If the TN’s cert changes (for example after a rotation), the SHA agent might still be trying to use the old cert, which no longer matches → authentication fails.

Step 1 – Check which certificate SHA agent is actually using

On NSX 9.0 or higher:
On a Transport Node (ESXi host):
/usr/lib/vmware/nsx-netopa/bin/sha-appctl -c get_collector_status --collector_type napp
On an Edge node:
/opt/vmware/nsx-netopa/bin/sha-appctl -c get_collector_status --collector_type napp
On NSX below 9.0:
Search the nsx-syslog logs instead:
grep -ia nsx-sha nsx-syslog* | grep -ia "NAPP Profile"
(You may need to unzip archived nsx-syslog bundles first.)

If logs are rotated, you may not find it.

Step 2 – Check what the current node certificate really is

This shows the effective Transport Node certificate.

Step 3 – Compare

If the SHA agent is using a different cert than the current TN cert → mismatch detected.

Step 4 – Fix the mismatch

Restart services so SHA re-reads the correct certificate:

Restart SHA agent:
/etc/init.d/netopad restart
Restart exporter:
/etc/init.d/nsx-exporter restart

Step 5 – If still not fixed

Do a full sync of trust between NSX and SSP:

Restart proton (leader/common agent on NSX Manager):
systemctl restart proton
→ This forces NSX Manager to re-sync all certs to transport nodes.
→ Wait a few minutes for the sync to complete.
Restart authserver on SSP side:
kubectl rollout restart deployment authserver
→ This makes SSP reload the updated certificate from trust manager.

3. Status Code: UNAVAILABLE / DEADLINE_EXCEEDED

Check network/firewall

Make sure there’s no firewall blocking traffic from TN → SSP FQDN on TCP 443.

Reference required ports: Broadcom Ports Guide.
Check SSP registration info (from NSX Manager API):
GET /api/v1/infra/sites/napp/registration
Look at the response:

ingress_ip_address → should match your SSP FQDN.

Confirm this matches what nodes are actually using.
Validate DNS resolution
On the reported TN, ensure DNS resolves the ingress_ip_address (FQDN) to the correct SSP address.

If many nodes are impacted
Check for a manager disconnection alarm:
nsx_application_platform_communication.manager_disconnected
→ Fix that first, because it breaks communication for all TNs.

4. Status Code: PERMISSION_DENIED

Check envoy logs (SSP ingress proxy)
Get envoy pod name:
k get pods -n projectcontour
View envoy logs:
k logs <pod-name> -c envoy -n projectcontour
Look for API response flags
Example log:

"POST /MetricsMgrGrpc/StatusMetricsHealthCheck HTTP/2" 200 UAEX ...

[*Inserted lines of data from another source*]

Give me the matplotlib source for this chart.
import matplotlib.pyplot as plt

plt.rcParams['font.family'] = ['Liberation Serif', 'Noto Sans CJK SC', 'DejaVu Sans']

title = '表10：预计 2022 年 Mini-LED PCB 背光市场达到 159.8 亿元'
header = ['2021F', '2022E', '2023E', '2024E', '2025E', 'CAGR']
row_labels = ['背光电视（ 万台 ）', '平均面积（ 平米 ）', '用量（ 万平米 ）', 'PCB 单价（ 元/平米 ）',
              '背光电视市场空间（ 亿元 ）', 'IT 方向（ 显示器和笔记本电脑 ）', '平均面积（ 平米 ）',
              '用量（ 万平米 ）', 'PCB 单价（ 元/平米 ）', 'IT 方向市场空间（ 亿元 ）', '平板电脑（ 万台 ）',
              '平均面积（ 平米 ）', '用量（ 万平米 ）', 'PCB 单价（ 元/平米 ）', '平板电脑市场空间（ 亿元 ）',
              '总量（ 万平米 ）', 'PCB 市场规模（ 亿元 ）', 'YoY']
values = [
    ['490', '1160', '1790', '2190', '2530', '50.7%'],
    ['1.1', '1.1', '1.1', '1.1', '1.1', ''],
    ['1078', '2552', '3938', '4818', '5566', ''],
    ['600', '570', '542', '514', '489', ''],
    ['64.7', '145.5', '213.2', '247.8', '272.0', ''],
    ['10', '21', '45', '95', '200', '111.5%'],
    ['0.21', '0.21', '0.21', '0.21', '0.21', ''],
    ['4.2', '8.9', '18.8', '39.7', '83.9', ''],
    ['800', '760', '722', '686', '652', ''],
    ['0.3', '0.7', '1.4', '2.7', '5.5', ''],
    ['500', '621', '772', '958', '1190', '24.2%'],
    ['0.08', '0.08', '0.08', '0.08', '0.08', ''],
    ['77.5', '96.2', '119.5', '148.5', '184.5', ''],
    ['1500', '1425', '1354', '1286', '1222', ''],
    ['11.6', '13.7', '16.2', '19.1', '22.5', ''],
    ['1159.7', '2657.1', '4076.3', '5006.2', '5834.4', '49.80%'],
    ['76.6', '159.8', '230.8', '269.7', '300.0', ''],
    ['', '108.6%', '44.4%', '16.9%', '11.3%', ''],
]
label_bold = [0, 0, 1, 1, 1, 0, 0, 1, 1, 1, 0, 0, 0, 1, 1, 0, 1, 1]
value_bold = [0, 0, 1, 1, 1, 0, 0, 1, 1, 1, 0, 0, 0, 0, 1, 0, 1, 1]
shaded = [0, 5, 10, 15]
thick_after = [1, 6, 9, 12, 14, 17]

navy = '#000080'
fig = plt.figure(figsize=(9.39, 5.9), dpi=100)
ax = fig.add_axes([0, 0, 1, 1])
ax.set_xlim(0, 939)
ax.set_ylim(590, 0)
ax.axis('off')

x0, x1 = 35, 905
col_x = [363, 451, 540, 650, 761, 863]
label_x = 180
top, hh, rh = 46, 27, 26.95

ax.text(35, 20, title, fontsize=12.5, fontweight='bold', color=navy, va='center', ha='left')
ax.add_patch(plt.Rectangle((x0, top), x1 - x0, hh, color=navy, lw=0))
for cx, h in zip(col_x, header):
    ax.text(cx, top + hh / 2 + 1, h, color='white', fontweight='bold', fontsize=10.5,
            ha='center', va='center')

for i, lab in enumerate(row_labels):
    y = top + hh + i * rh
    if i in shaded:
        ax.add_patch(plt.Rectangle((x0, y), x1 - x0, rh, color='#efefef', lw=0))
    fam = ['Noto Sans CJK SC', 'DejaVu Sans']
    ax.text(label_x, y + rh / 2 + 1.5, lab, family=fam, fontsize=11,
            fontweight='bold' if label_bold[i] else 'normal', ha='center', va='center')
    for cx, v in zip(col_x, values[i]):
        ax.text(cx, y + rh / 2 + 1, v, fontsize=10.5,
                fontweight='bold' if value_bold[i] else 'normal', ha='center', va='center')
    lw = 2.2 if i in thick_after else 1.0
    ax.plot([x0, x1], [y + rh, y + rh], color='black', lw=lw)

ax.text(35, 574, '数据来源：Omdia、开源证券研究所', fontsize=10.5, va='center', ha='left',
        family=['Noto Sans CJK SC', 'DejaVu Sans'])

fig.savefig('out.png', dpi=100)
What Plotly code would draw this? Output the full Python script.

UAEX = UnauthorizedExternalService
→ usually means the auth-server pod is down.
Check auth-server pod status
k get pods -n nsxi-platform | grep auth
If it’s not running → contact support for deeper investigation.

5. General Fix – Restart SHA Agent

If above checks don’t resolve:

On NSX Manager / Edge:
service nsx-sha restart
On ESXi host:
/etc/init.d/netopad restart